Some information already in the database key is repeated in the attestation
, such as CID
and attribute
. This allows for export of the whole object for external verification and use elsewhere.
When the attestation is encrypted, the schema looks very similar to the above. The only change is attestation.encrypted
is true
, and attestation.value
is always binary data. That binary data, once decrypted, is a DAG-CBOR encoding of whatever the original value was: object, binary data, string, integer, etc.
Currently only a version
of 1.0
is supported. In the past, debug databases had no version
field and that is considered equivalent to 1.0
. Future non-breaking changes will only update the minor version, after the dot.
For more information on specific kinds of attestation, or other types of key-value pairs stored in the database, please see schema.md.
Every attestation stored in the database is signed with an ed25519 keypair. The private key can be loaded from a PEM file such as those generated by openssl
, or directly from a 32-byte Buffer
.
An ed25519 private key can be generated with the command openssl genpkey -algorithm ED25519
.
Attestations can optionally be encrypted on a per-attestation basis. Symmetric encryption is used, so a single secret key needs to be generated for encryption. This can just be a Buffer
of 32 random bytes.
The NaCl API is used, so the specific encryption algorithm is xsalsa20-poly1305. The nonce is prepended before storing.
Attestations are timestamped with OpenTimestamps. This requires Internet access and takes about one second to finish. At first only the incomplete proof is stored (indicated by timestamp.ots.upgraded
being false
), but the proof can be upgraded at a later date.
The timestamp serves to prove that the attestation was not made after attestation.timestamp
, within the several hours long error bars afforded by the system. In practice, this means attestation.timestamp
is provably accurate to about a day interval.
If you trust the signer you can ignore the proof and rely on attestation.timestamp
alone, making it accurate to about a second.
Modern trusted timestamping methods usually fall into two groups. Centralized timestamping requires trusting a central authority that will sign your data (or a hash) with a timestamp. Decentralized timestamping requires inserting your data (or a hash) into a timestamped widely-copied database, such as a blockchain or a printed newspaper.
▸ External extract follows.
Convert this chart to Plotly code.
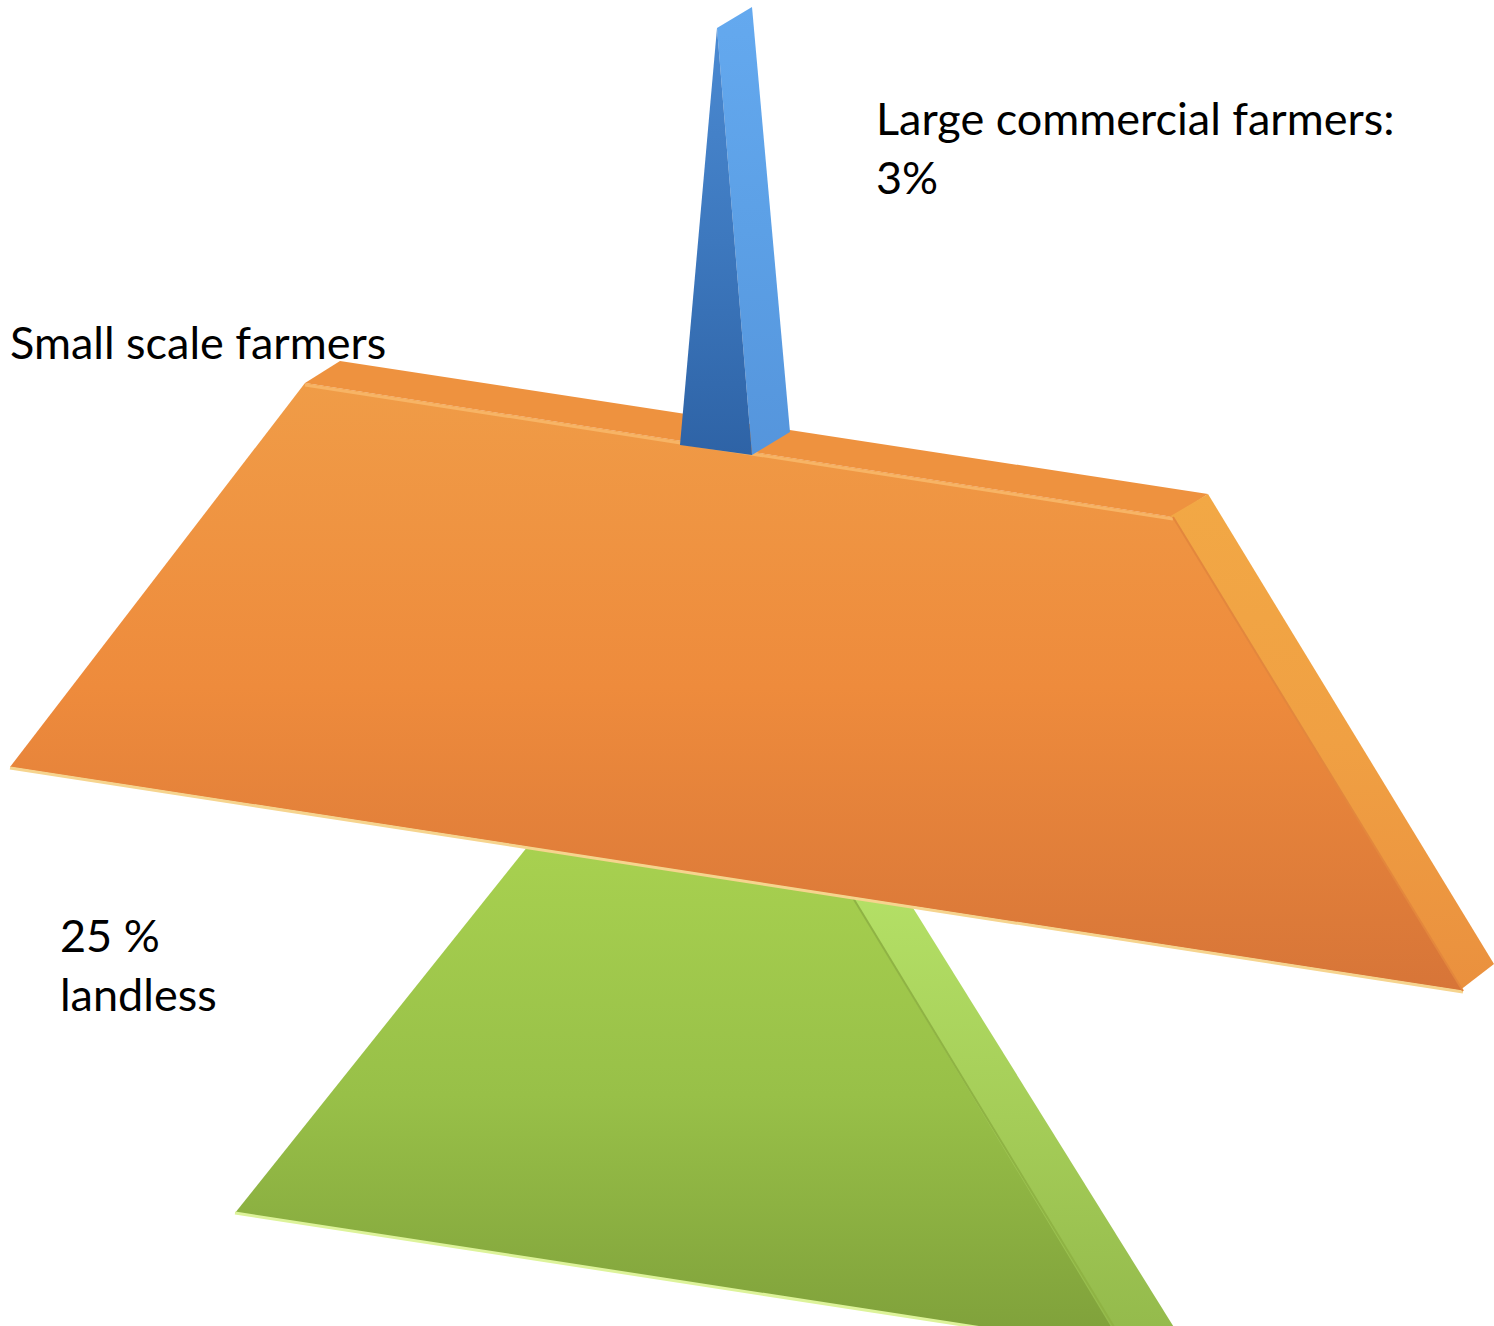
import plotly.graph_objects as go

# ---------------- data ----------------
categories = ["Large commercial farmers", "Small scale farmers", "Landless"]
shares = [3, 72, 25]
label_texts = ["Large commercial farmers:<br>3%", "Small scale farmers", "25 %<br>landless"]

# ---------------- diagram geometry (canvas units, y downwards) ----------------
W, H = 1494, 1326
geom = {
    "Landless": {
        "faces": [
            # right side face (inner edge tucked under the front face)
            ([843, 905, 1185, 1118], [888, 895, 1345, 1345],
             ["#B4E066", "#A5CD58", "#93B94B"]),
            # front face
            ([532, 847, 1125, 235], [841, 888, 1350, 1213],
             ["#A8D150", "#98C048", "#7E9F3A"]),
        ],
        "edges": [([235, 1125], [1213, 1350], "#DDF39A", 3),
                  ([847, 1125], [888, 1345], "#8FB344", 2)],
    },
    "Small scale farmers": {
        "faces": [
            # top face
            ([305, 340, 1208, 1173], [383, 361, 494, 517],
             ["#EE923F", "#EE923F", "#EE923F"]),
            # right side face
            ([1169, 1208, 1494, 1459], [517, 494, 964, 991],
             ["#F2A845", "#F0A043", "#EA903E"]),
            # front face
            ([305, 1173, 1463, 10], [383, 517, 991, 767],
             ["#F09C47", "#EE8B3C", "#D77538"]),
        ],
        "edges": [([305, 1173], [385, 519], "#F7B465", 3),
                  ([10, 1463], [768, 992], "#F6D48E", 3),
                  ([1173, 1463], [517, 991], "#E3873D", 2)],
    },
    "Large commercial farmers": {
        "faces": [
            # light right face
            ([717, 752, 790, 752], [28, 7, 432, 455],
             ["#64A9EF", "#5CA0E6", "#5595DC"]),
            # dark left face
            ([717, 752, 680], [28, 455, 445],
             ["#4B8AD2", "#3D78BE", "#2E63A6"]),
        ],
        "edges": [],
    },
}
label_pos = {
    "Large commercial farmers": (874, 147),
    "Small scale farmers": (8, 342),
    "Landless": (58, 964),
}

fig = go.Figure()
draw_order = ["Landless", "Small scale farmers", "Large commercial farmers"]
for cat in draw_order:
    g = geom[cat]
    for xs, ys, (c0, cm, c1) in g["faces"]:
        fig.add_trace(go.Scatter(
            x=xs + [xs[0]], y=ys + [ys[0]], mode="lines", fill="toself",
            line=dict(width=0, color=c0),
            fillgradient=dict(type="vertical", start=min(ys), stop=max(ys),
                              colorscale=[[0, c0], [0.5, cm], [1, c1]]),
            hoverinfo="skip", showlegend=False, name=cat))
    for xs, ys, col, w in g["edges"]:
        fig.add_trace(go.Scatter(x=xs, y=ys, mode="lines",
                                 line=dict(color=col, width=w),
                                 hoverinfo="skip", showlegend=False))

for cat, txt in zip(categories, label_texts):
    x, y = label_pos[cat]
    fig.add_annotation(x=x, y=y, text=txt, showarrow=False, xanchor="left",
                       yanchor="middle", align="left",
                       font=dict(family="Lato", size=45, color="#000000"))

fig.update_layout(
    width=W, height=H, margin=dict(l=0, r=0, t=0, b=0),
    paper_bgcolor="white", plot_bgcolor="white",
    xaxis=dict(range=[0, W], visible=False, fixedrange=True),
    yaxis=dict(range=[H, 0], visible=False, fixedrange=True),
)
fig.write_html("out.html", config={"displayModeBar": False},
               post_script="document.body.style.margin='0';")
This repo currently uses decentralized timestamping via OpenTimestamps, which uses the Bitcoin blockchain and could support other blockchains in the future.
There is an existing standard for centralized timestamping, RFC 3161, but it isn't used here due to the large proof size that would be need to be stored for each attestation. See this issue for more details.
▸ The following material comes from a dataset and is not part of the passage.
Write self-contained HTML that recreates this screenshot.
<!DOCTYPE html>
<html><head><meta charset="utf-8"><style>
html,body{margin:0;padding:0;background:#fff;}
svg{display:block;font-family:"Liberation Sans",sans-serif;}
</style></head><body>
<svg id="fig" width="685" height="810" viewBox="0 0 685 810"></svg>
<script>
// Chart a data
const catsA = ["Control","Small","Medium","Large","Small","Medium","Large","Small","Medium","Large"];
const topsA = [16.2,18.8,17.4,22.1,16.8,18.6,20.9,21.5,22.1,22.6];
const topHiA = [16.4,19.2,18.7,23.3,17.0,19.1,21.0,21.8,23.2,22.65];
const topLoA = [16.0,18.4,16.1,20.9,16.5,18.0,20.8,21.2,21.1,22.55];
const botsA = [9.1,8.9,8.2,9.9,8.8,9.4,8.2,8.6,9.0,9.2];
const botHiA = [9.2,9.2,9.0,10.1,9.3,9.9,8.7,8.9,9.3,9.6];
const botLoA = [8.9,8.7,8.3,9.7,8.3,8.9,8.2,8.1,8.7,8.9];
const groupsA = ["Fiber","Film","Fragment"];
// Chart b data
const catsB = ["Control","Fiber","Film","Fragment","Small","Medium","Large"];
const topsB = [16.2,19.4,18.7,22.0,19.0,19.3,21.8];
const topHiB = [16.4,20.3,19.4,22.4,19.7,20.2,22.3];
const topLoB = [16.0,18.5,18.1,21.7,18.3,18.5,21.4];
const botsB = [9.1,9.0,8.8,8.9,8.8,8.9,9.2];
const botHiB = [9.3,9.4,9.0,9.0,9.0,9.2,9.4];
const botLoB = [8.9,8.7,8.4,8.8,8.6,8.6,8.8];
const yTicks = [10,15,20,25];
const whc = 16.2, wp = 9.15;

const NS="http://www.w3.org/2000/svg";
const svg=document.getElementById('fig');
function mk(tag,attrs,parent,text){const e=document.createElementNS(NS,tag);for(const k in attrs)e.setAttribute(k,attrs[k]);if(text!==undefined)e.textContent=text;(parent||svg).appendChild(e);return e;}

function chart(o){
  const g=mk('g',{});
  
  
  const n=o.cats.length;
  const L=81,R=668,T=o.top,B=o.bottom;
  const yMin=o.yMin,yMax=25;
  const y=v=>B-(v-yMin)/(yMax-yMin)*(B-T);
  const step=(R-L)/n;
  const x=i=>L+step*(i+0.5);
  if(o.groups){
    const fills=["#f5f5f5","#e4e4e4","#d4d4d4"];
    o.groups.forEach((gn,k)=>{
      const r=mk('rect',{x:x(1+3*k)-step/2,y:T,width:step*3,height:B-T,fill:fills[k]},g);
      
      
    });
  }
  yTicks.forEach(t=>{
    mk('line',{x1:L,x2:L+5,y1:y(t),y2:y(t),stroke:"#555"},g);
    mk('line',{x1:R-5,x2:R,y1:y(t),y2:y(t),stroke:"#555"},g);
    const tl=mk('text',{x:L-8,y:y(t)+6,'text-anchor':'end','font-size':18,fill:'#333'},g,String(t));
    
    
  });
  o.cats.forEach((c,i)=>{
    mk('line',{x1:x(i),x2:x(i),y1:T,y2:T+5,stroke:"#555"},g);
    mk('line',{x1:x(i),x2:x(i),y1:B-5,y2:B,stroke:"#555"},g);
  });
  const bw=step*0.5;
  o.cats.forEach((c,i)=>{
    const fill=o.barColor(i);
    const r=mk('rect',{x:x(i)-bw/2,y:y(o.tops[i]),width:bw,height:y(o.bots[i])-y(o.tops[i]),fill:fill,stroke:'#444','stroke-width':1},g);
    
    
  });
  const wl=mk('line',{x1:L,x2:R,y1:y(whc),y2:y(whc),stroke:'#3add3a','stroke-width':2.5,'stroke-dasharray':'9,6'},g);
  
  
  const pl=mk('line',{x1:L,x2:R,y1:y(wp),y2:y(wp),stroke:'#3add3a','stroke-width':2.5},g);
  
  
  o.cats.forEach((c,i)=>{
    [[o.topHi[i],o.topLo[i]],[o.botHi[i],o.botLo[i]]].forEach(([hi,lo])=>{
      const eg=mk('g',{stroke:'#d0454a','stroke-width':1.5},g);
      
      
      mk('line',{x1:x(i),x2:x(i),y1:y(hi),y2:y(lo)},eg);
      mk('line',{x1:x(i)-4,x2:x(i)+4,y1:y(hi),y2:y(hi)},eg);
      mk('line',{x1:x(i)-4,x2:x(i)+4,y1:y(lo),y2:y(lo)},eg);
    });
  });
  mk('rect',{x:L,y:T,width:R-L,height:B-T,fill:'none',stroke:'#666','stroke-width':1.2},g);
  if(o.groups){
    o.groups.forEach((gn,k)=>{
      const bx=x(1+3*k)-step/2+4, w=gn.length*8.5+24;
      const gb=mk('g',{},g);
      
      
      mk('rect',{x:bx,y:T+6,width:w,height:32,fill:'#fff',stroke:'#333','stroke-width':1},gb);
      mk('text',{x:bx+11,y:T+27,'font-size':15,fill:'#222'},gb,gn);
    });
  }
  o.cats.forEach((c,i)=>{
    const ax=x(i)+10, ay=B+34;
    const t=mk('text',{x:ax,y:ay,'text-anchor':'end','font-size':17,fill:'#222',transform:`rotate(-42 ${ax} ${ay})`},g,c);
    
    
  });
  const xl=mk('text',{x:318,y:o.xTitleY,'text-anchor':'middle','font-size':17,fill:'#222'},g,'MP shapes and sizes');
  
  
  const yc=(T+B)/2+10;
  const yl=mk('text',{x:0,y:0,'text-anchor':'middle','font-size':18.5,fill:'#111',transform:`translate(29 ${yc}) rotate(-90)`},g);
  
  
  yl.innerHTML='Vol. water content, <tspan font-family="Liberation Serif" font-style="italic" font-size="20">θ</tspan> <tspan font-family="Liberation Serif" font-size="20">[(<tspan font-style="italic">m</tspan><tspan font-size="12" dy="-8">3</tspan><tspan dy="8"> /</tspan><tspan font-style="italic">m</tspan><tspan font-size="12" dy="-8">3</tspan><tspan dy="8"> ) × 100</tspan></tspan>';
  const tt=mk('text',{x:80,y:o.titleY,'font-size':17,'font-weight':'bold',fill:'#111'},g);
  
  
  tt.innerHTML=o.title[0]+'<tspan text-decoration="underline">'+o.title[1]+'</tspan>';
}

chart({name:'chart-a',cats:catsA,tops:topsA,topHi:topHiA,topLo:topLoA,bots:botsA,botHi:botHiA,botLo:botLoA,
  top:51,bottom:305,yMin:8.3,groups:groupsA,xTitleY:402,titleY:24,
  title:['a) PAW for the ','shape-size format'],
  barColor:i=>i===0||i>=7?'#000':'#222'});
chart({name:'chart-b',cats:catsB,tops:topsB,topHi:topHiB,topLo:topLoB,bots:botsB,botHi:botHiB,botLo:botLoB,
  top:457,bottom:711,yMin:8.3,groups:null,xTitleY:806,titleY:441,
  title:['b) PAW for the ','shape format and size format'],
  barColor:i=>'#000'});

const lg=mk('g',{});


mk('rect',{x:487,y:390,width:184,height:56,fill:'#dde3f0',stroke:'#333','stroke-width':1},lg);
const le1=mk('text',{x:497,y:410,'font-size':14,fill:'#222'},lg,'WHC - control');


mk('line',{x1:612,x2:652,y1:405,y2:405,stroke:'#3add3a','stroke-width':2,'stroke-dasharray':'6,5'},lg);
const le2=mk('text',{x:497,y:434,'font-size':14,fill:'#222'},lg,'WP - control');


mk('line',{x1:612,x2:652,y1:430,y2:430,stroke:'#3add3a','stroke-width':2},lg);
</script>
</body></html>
There are two ways of accessing the database: using our Node.js library on local files, or over HTTP. In the ideal world, prospective readers would take advantage of Hyperbee's sparse downloading and partially clone the database over the P2P network, then start making queries using our code. In practice, the HTTP API is likely to see more use as it's simpler and will work in browsers. It also is the only way to do remote writes.
Public functions are documented in lib.md. You can see some example usage in files like demo.js, demo-get.js, and siblings. The actual library source code is easy to read and is all in the src folder.
Please see the documentation for this in http.md. The source code for the server is available in server.js.